El concierto pues ha quedado atrás. Se ha rebasado y superado ya la línea de la expectativa, de la hora cero y ahora hay que ir delimitando los terrenos de los vivido… Quizá, si no es traición, podríamos asentar las pasiones y detallar más en el mensaje. Aquel donde se critica al consumismo y a ciertas marcas que, hay que decirlo también, deben formar parte del equipo técnico de la gira. ¿Será entonces como la regla del marketing mundial solicita: una critica y publicidad al mismo tiempo? No lo sé, quizá tan sólo sean ironías de un mundo enrizado en los pequeños objetos pero no en los pequeños detalles… Ocurrencias y sarcasmos de un momento vago donde la comunicación se ha intentado dar paso, quizá (aún recuerdo a aquel “hijo de Dios” que al finalizar el concierto aventó su vaso a media cerveza contra ciertos humanos de mi sección) pero que por otro lado, en su naturaleza social, nunca se sabe a ciencia cierta si se logrará. ¿Basta con soñar tal vez, con vivir el sueño como lo hemos hecho los asistentes a tal evento, a tales eventos; a las dos giras donde el buen Roger Waters se ha redimido, ha sonreído y nos ha revitalizado dos discos que al principio, en palabras suyas de hace algunos años, citó como alejados del gusto en primer plano de sus admiradores? No lo sé, lo que me queda claro es que nos ha mostrado su ingenio, nos ha cacheteado con su lagado y nosotros, gustosamente, hemos puesto no únicamente la otra mejilla sino todo el espíritu de nostalgia y creencia en ese movimiento contracultural que alguna vez, hace décadas atrás, tuvo la noble ilusión de hacer del mundo un lugar mejor a través de la música. ¡Vaya!, que tiempos aquellos. De tan sólo recordar lo mal que está todo este asunto, incluyendo el musical, me dan ganas de volver a ese gusano del tiempo pasado donde las cosas se decían con valor y ensoñación. ¿No podríamos vivir en un mundo así al menos un par de años?, ¿no podrían ese par de giras repetirse y perdernos en sus alucinantes laberintos de buenos deseos?
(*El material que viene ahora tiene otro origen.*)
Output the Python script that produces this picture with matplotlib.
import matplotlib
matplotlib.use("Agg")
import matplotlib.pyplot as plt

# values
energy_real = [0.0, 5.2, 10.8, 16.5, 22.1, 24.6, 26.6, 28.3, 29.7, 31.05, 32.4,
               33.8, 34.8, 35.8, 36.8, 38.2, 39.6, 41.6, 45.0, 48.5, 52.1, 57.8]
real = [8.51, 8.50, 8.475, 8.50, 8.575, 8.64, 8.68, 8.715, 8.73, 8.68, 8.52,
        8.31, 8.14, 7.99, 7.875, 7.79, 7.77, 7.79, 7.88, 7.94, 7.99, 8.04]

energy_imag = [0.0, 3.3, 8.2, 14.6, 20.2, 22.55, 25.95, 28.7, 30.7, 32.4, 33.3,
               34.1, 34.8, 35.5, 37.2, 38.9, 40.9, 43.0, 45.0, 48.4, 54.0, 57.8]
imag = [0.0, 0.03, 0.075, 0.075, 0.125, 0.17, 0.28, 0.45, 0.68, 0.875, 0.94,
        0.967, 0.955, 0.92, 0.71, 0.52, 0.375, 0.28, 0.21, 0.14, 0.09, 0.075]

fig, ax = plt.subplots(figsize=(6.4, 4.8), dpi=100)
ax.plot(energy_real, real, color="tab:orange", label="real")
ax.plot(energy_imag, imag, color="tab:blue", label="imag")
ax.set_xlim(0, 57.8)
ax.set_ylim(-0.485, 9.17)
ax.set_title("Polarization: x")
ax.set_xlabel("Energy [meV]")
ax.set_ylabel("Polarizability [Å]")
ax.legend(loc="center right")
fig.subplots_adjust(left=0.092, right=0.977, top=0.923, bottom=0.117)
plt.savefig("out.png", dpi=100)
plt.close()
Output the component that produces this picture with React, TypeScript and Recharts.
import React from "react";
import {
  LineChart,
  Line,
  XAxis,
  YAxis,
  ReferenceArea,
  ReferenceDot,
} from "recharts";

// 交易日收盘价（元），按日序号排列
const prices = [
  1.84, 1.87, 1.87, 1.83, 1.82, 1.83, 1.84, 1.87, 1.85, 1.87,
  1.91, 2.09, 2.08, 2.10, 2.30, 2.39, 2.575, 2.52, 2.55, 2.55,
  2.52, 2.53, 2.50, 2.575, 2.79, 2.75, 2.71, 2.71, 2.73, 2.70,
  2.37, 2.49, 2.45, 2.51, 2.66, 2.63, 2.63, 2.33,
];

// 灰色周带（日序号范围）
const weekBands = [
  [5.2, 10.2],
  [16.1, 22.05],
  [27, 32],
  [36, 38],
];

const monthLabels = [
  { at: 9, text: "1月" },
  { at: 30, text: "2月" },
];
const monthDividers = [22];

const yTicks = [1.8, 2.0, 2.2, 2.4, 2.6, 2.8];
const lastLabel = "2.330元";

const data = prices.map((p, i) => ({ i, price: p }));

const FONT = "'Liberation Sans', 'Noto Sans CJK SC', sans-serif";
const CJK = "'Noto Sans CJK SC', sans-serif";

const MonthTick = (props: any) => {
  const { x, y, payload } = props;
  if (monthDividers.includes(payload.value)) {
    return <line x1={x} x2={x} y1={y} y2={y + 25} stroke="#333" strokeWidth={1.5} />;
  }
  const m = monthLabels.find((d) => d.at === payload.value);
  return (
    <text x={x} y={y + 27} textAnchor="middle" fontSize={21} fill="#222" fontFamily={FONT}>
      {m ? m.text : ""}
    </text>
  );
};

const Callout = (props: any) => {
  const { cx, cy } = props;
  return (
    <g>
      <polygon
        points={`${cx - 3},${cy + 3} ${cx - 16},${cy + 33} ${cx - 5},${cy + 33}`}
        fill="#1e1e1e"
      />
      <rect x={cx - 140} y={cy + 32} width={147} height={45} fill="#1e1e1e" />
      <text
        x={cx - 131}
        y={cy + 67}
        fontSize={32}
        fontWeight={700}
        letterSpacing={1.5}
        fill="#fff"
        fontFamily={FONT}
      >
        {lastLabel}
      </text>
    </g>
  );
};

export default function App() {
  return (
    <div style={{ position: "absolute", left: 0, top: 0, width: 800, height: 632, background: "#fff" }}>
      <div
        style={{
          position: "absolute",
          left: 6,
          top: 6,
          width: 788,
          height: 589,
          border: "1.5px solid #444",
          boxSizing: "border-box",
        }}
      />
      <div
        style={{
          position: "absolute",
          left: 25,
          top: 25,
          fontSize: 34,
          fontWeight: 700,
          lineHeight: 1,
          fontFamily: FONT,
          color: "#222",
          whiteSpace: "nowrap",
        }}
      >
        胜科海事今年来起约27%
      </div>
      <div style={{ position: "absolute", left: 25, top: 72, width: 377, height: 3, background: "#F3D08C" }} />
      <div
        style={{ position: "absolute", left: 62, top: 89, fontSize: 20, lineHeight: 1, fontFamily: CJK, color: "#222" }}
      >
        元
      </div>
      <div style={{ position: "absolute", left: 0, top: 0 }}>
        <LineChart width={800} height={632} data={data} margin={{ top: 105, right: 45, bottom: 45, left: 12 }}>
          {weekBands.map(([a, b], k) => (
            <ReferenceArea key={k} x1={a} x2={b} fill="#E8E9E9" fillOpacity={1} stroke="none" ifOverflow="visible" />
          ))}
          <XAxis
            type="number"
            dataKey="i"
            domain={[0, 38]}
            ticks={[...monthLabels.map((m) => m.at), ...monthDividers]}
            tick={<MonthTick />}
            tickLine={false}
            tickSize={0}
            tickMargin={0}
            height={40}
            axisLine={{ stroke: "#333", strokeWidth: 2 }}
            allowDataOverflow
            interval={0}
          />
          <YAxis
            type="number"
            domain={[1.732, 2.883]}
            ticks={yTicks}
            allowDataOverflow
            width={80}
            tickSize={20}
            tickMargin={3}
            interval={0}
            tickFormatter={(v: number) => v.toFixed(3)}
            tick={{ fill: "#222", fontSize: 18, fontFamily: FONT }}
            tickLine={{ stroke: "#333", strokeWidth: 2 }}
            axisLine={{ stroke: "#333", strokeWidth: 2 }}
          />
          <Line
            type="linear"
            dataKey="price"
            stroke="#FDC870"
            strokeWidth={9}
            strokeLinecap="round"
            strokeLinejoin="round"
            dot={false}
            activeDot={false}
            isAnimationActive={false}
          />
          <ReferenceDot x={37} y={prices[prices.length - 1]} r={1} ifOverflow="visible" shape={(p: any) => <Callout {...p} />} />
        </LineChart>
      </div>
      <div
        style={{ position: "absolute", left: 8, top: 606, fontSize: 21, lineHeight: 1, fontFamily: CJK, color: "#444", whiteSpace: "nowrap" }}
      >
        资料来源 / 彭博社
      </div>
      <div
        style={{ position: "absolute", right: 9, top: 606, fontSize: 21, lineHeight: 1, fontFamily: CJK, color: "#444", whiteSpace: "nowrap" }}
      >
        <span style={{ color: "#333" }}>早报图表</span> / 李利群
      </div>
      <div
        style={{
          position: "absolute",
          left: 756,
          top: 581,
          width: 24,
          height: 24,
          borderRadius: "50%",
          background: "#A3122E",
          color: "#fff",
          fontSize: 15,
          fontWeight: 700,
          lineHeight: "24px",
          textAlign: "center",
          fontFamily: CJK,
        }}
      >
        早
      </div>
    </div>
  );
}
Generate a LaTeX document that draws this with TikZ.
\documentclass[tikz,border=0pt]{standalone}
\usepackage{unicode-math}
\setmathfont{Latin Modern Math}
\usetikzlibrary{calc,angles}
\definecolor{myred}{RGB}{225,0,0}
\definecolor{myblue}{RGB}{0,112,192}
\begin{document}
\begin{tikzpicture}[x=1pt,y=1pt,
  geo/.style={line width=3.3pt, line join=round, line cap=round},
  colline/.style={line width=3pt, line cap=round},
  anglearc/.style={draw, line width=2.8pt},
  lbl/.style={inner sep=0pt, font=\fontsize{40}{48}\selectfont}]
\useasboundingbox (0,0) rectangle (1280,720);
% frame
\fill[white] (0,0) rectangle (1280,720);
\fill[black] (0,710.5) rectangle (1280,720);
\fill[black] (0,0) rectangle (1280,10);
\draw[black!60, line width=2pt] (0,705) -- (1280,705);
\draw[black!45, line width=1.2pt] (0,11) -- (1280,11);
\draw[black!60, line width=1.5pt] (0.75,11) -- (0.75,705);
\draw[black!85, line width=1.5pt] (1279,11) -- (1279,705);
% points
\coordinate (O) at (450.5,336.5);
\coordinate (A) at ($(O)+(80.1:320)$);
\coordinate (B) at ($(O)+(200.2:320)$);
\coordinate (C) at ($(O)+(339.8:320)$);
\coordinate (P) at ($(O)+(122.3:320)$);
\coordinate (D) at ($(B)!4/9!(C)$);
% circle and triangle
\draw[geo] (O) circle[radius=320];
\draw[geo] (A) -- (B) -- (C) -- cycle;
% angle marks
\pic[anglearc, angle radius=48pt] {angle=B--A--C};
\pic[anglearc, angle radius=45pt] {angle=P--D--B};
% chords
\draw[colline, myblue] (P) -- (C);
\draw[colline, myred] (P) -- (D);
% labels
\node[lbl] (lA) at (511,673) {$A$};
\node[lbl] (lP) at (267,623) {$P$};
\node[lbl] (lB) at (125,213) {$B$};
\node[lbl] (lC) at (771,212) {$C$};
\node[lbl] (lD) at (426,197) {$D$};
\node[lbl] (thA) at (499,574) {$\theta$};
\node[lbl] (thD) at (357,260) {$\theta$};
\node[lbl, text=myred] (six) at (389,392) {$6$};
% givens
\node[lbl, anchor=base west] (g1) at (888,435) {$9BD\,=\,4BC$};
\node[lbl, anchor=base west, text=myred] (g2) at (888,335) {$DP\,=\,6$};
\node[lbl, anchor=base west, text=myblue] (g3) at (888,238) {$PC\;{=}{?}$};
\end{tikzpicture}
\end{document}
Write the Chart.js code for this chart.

Yo aquí termino, sin recelos ni conclusiones determinantes. Me quedo con la pasión desbordada en dos de las noches más alocadas y bellas de lo que será mi entera vida al final de mis recuentos. Sé que quienes estuvieron ahí, empuñando su voz en conjunto con la mía en esos días, lo entenderán y sentirán una fuerza similar. Me despido con los puños cerrados, mirando al cielo y soñando en alumbrar todos los espacios oscuros de las personas, y derrumbando todas las murallas y fonteras sociales del mundo.